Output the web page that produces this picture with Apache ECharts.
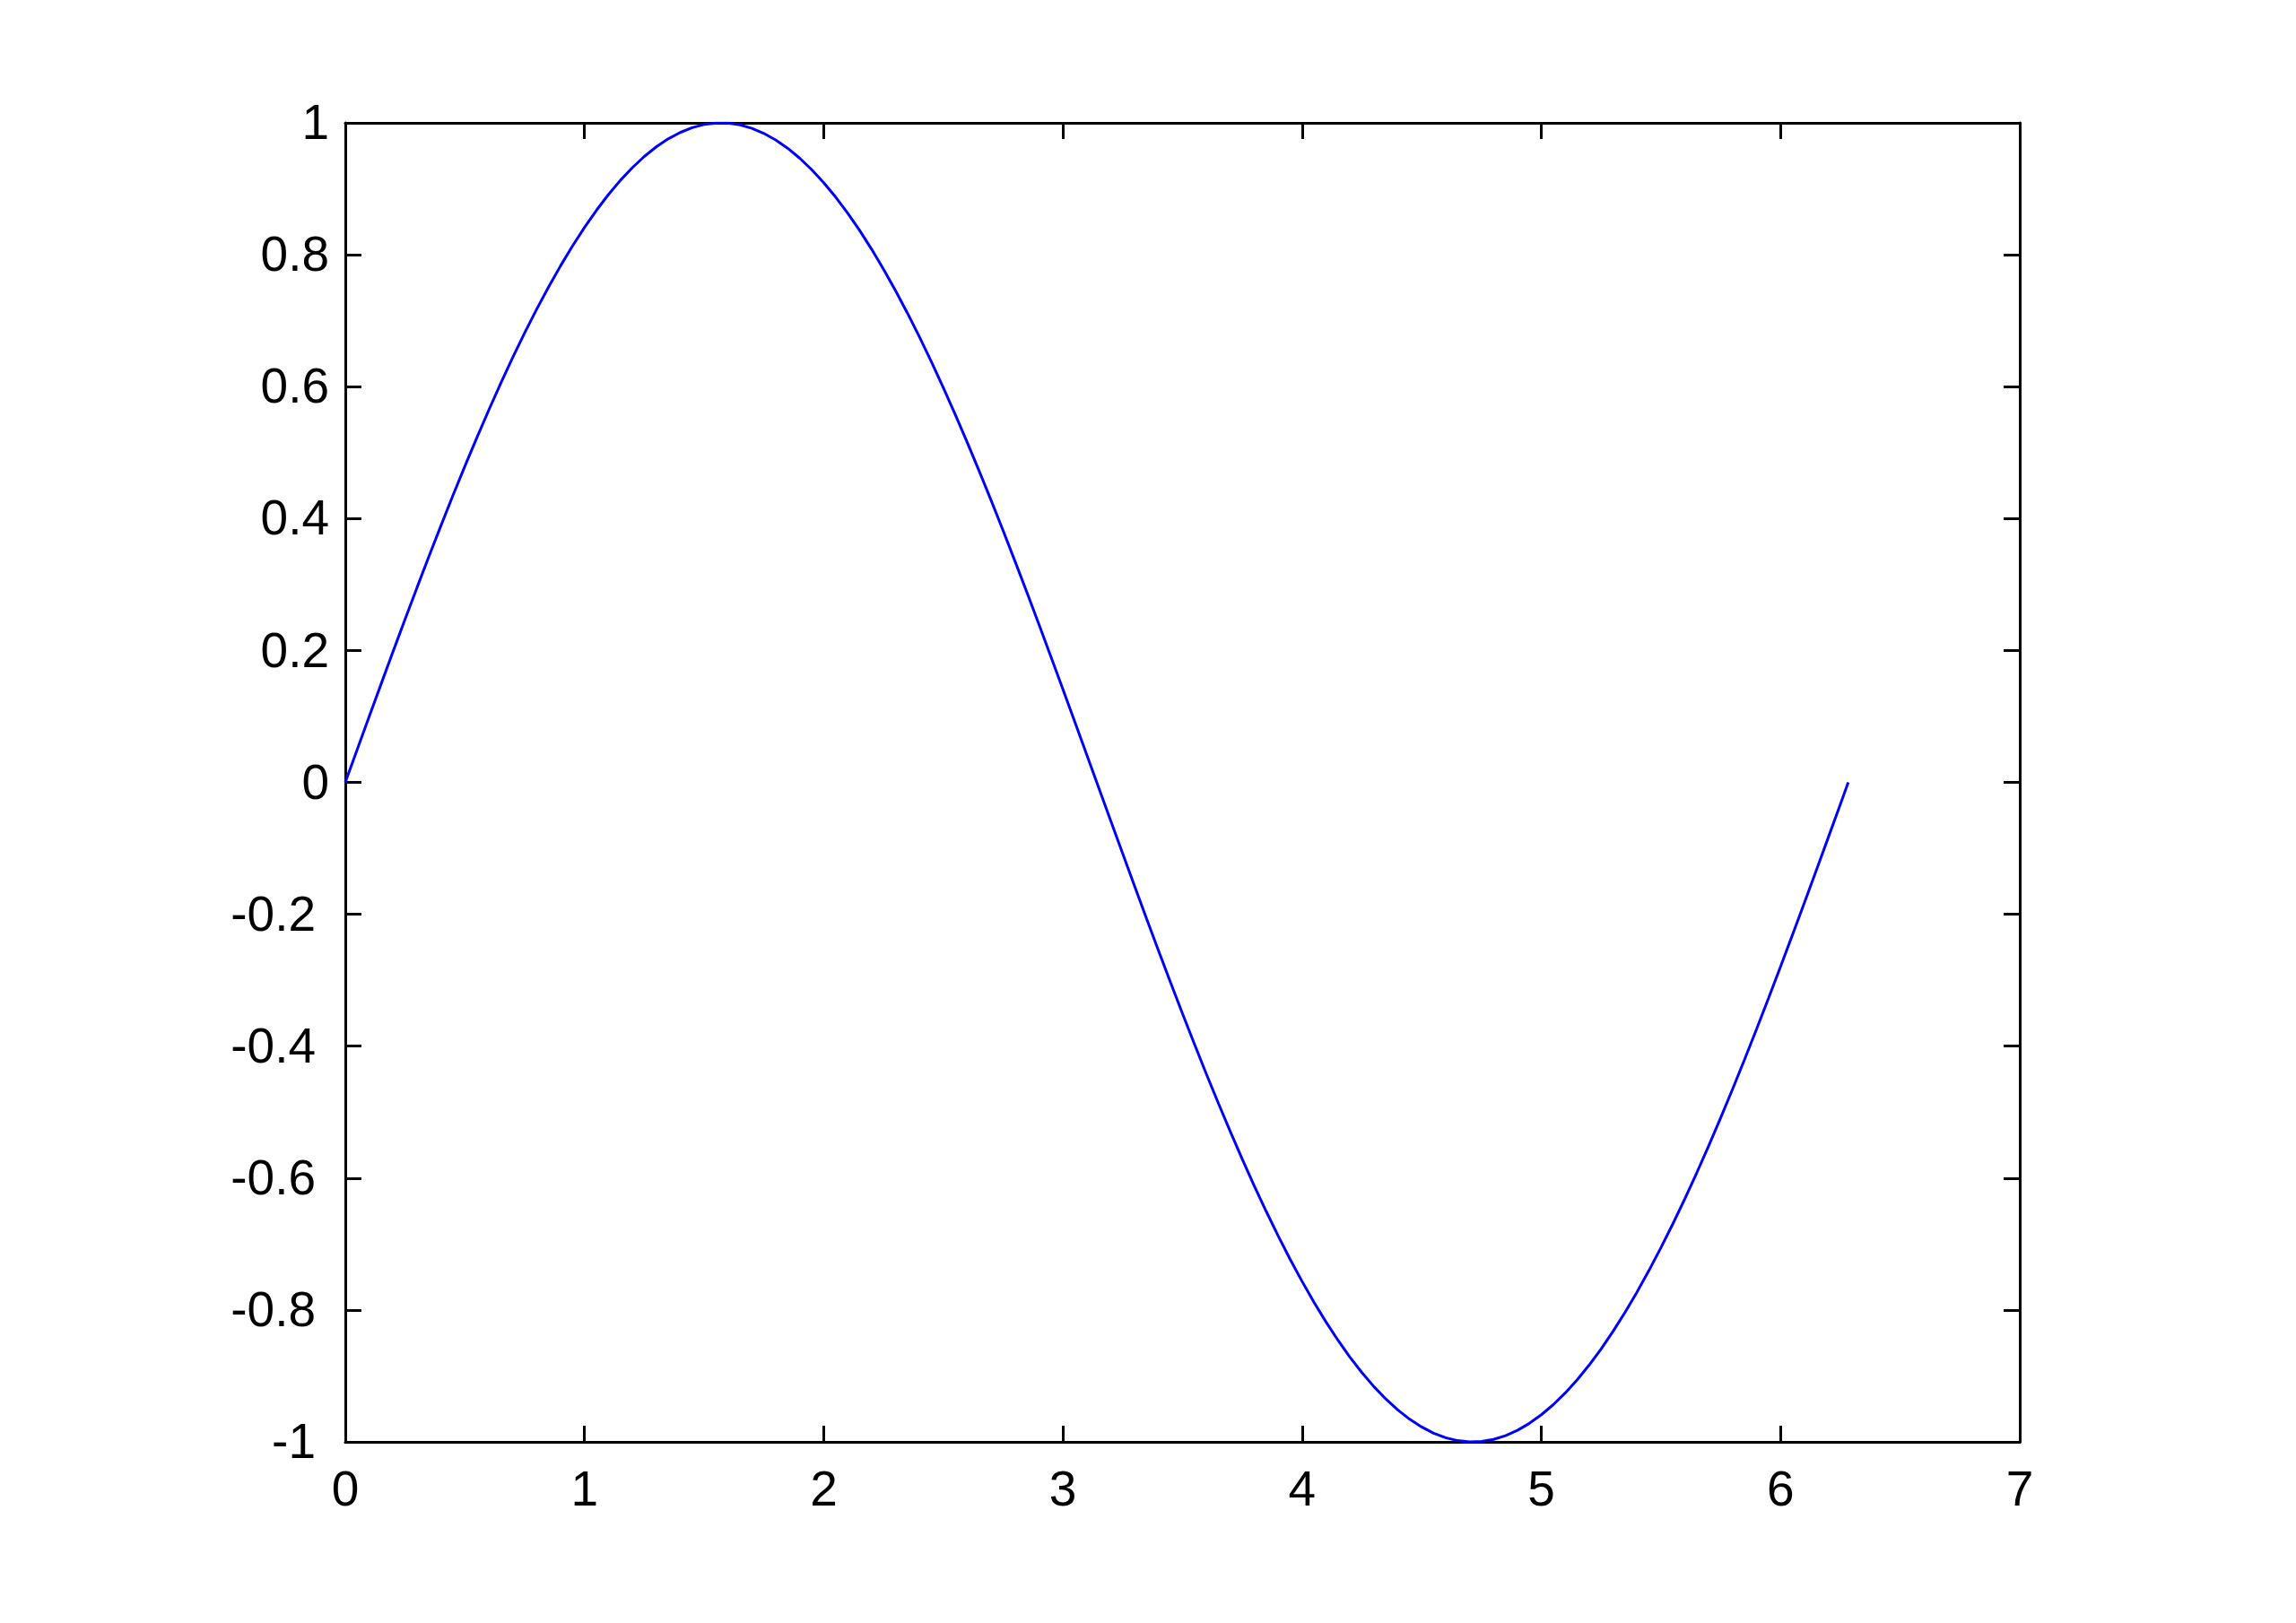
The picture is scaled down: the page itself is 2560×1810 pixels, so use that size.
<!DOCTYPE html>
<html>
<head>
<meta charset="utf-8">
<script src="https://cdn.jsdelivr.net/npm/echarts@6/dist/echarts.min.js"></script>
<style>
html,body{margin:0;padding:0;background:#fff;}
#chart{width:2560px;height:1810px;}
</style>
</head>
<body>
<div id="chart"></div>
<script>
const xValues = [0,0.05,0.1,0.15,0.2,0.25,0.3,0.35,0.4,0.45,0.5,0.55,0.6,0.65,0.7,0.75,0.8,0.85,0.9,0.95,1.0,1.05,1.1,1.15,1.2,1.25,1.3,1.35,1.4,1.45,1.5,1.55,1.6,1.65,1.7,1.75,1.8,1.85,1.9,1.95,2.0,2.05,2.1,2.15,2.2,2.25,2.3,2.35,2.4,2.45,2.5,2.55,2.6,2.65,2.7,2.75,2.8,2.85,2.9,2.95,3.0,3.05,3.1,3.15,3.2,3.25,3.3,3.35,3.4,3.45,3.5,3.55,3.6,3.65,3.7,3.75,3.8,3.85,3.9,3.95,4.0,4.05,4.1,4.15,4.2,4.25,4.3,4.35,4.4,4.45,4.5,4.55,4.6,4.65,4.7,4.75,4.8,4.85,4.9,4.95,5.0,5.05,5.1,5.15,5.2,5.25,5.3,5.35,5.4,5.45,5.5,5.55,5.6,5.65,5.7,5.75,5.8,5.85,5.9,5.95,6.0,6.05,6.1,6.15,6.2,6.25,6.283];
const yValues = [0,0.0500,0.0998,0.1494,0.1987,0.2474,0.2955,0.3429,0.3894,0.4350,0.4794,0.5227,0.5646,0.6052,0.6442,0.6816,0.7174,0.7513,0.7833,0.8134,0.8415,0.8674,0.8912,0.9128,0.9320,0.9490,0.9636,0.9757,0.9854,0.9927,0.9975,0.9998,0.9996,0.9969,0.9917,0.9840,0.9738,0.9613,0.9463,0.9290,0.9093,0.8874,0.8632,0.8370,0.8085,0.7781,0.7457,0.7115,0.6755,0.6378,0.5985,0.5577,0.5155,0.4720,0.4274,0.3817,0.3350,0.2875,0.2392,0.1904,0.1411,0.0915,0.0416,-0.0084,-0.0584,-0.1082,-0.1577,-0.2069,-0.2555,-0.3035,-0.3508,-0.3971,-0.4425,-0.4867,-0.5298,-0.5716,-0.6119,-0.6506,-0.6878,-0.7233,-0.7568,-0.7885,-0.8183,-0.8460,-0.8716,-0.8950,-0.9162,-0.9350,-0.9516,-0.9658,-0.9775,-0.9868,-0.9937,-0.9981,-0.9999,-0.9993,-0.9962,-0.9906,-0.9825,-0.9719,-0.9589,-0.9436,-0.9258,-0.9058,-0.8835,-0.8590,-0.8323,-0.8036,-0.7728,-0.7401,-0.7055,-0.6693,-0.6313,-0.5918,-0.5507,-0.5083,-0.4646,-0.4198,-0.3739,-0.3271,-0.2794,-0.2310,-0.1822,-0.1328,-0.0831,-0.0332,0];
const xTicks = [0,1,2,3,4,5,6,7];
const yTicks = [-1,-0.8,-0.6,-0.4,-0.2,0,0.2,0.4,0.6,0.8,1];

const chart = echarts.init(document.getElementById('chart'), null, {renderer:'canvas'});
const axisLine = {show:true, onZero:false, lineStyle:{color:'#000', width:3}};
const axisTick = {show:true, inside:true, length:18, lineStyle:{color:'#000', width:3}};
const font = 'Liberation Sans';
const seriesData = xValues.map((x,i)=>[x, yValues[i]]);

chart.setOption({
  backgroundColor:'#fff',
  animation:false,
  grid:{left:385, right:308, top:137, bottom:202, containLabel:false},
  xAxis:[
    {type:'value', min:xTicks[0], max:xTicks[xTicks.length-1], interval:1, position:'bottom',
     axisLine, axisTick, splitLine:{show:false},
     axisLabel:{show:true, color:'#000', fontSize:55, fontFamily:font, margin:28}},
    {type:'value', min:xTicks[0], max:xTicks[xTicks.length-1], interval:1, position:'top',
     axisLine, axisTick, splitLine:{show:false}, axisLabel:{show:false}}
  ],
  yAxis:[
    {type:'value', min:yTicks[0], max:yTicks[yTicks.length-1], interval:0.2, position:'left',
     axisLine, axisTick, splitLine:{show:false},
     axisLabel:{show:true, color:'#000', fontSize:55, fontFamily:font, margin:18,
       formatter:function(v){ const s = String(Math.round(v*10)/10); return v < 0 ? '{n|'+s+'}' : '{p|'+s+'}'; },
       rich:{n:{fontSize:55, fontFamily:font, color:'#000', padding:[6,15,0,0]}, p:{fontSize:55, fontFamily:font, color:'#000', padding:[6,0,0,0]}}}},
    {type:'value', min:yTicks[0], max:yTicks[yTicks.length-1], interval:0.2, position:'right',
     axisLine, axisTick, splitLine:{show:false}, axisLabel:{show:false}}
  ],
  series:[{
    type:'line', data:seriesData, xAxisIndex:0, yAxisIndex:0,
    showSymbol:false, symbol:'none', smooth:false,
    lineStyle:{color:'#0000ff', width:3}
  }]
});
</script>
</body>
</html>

※ ※ ※

• WHAT YOU NEED TO DO: Copy out each line exactly, without the pictures.

• RESULT:
Output the web page that produces this picture with Apache ECharts.
The picture is scaled down: the page itself is 2560×1810 pixels, so use that size.
<!DOCTYPE html>
<html>
<head>
<meta charset="utf-8">
<script src="https://cdn.jsdelivr.net/npm/echarts@6/dist/echarts.min.js"></script>
<style>
html,body{margin:0;padding:0;background:#fff;}
#chart{width:2560px;height:1810px;}
</style>
</head>
<body>
<div id="chart"></div>
<script>
const xValues = [0,0.05,0.1,0.15,0.2,0.25,0.3,0.35,0.4,0.45,0.5,0.55,0.6,0.65,0.7,0.75,0.8,0.85,0.9,0.95,1.0,1.05,1.1,1.15,1.2,1.25,1.3,1.35,1.4,1.45,1.5,1.55,1.6,1.65,1.7,1.75,1.8,1.85,1.9,1.95,2.0,2.05,2.1,2.15,2.2,2.25,2.3,2.35,2.4,2.45,2.5,2.55,2.6,2.65,2.7,2.75,2.8,2.85,2.9,2.95,3.0,3.05,3.1,3.15,3.2,3.25,3.3,3.35,3.4,3.45,3.5,3.55,3.6,3.65,3.7,3.75,3.8,3.85,3.9,3.95,4.0,4.05,4.1,4.15,4.2,4.25,4.3,4.35,4.4,4.45,4.5,4.55,4.6,4.65,4.7,4.75,4.8,4.85,4.9,4.95,5.0,5.05,5.1,5.15,5.2,5.25,5.3,5.35,5.4,5.45,5.5,5.55,5.6,5.65,5.7,5.75,5.8,5.85,5.9,5.95,6.0,6.05,6.1,6.15,6.2,6.25,6.283];
const yValues = [0,0.0500,0.0998,0.1494,0.1987,0.2474,0.2955,0.3429,0.3894,0.4350,0.4794,0.5227,0.5646,0.6052,0.6442,0.6816,0.7174,0.7513,0.7833,0.8134,0.8415,0.8674,0.8912,0.9128,0.9320,0.9490,0.9636,0.9757,0.9854,0.9927,0.9975,0.9998,0.9996,0.9969,0.9917,0.9840,0.9738,0.9613,0.9463,0.9290,0.9093,0.8874,0.8632,0.8370,0.8085,0.7781,0.7457,0.7115,0.6755,0.6378,0.5985,0.5577,0.5155,0.4720,0.4274,0.3817,0.3350,0.2875,0.2392,0.1904,0.1411,0.0915,0.0416,-0.0084,-0.0584,-0.1082,-0.1577,-0.2069,-0.2555,-0.3035,-0.3508,-0.3971,-0.4425,-0.4867,-0.5298,-0.5716,-0.6119,-0.6506,-0.6878,-0.7233,-0.7568,-0.7885,-0.8183,-0.8460,-0.8716,-0.8950,-0.9162,-0.9350,-0.9516,-0.9658,-0.9775,-0.9868,-0.9937,-0.9981,-0.9999,-0.9993,-0.9962,-0.9906,-0.9825,-0.9719,-0.9589,-0.9436,-0.9258,-0.9058,-0.8835,-0.8590,-0.8323,-0.8036,-0.7728,-0.7401,-0.7055,-0.6693,-0.6313,-0.5918,-0.5507,-0.5083,-0.4646,-0.4198,-0.3739,-0.3271,-0.2794,-0.2310,-0.1822,-0.1328,-0.0831,-0.0332,0];
const xTicks = [0,1,2,3,4,5,6,7];
const yTicks = [-1,-0.8,-0.6,-0.4,-0.2,0,0.2,0.4,0.6,0.8,1];

const chart = echarts.init(document.getElementById('chart'), null, {renderer:'canvas'});
const axisLine = {show:true, onZero:false, lineStyle:{color:'#000', width:3}};
const axisTick = {show:true, inside:true, length:18, lineStyle:{color:'#000', width:3}};
const font = 'Liberation Sans';
const seriesData = xValues.map((x,i)=>[x, yValues[i]]);

chart.setOption({
  backgroundColor:'#fff',
  animation:false,
  grid:{left:385, right:308, top:137, bottom:202, containLabel:false},
  xAxis:[
    {type:'value', min:xTicks[0], max:xTicks[xTicks.length-1], interval:1, position:'bottom',
     axisLine, axisTick, splitLine:{show:false},
     axisLabel:{show:true, color:'#000', fontSize:55, fontFamily:font, margin:28}},
    {type:'value', min:xTicks[0], max:xTicks[xTicks.length-1], interval:1, position:'top',
     axisLine, axisTick, splitLine:{show:false}, axisLabel:{show:false}}
  ],
  yAxis:[
    {type:'value', min:yTicks[0], max:yTicks[yTicks.length-1], interval:0.2, position:'left',
     axisLine, axisTick, splitLine:{show:false},
     axisLabel:{show:true, color:'#000', fontSize:55, fontFamily:font, margin:18,
       formatter:function(v){ const s = String(Math.round(v*10)/10); return v < 0 ? '{n|'+s+'}' : '{p|'+s+'}'; },
       rich:{n:{fontSize:55, fontFamily:font, color:'#000', padding:[6,15,0,0]}, p:{fontSize:55, fontFamily:font, color:'#000', padding:[6,0,0,0]}}}},
    {type:'value', min:yTicks[0], max:yTicks[yTicks.length-1], interval:0.2, position:'right',
     axisLine, axisTick, splitLine:{show:false}, axisLabel:{show:false}}
  ],
  series:[{
    type:'line', data:seriesData, xAxisIndex:0, yAxisIndex:0,
    showSymbol:false, symbol:'none', smooth:false,
    lineStyle:{color:'#0000ff', width:3}
  }]
});
</script>
</body>
</html>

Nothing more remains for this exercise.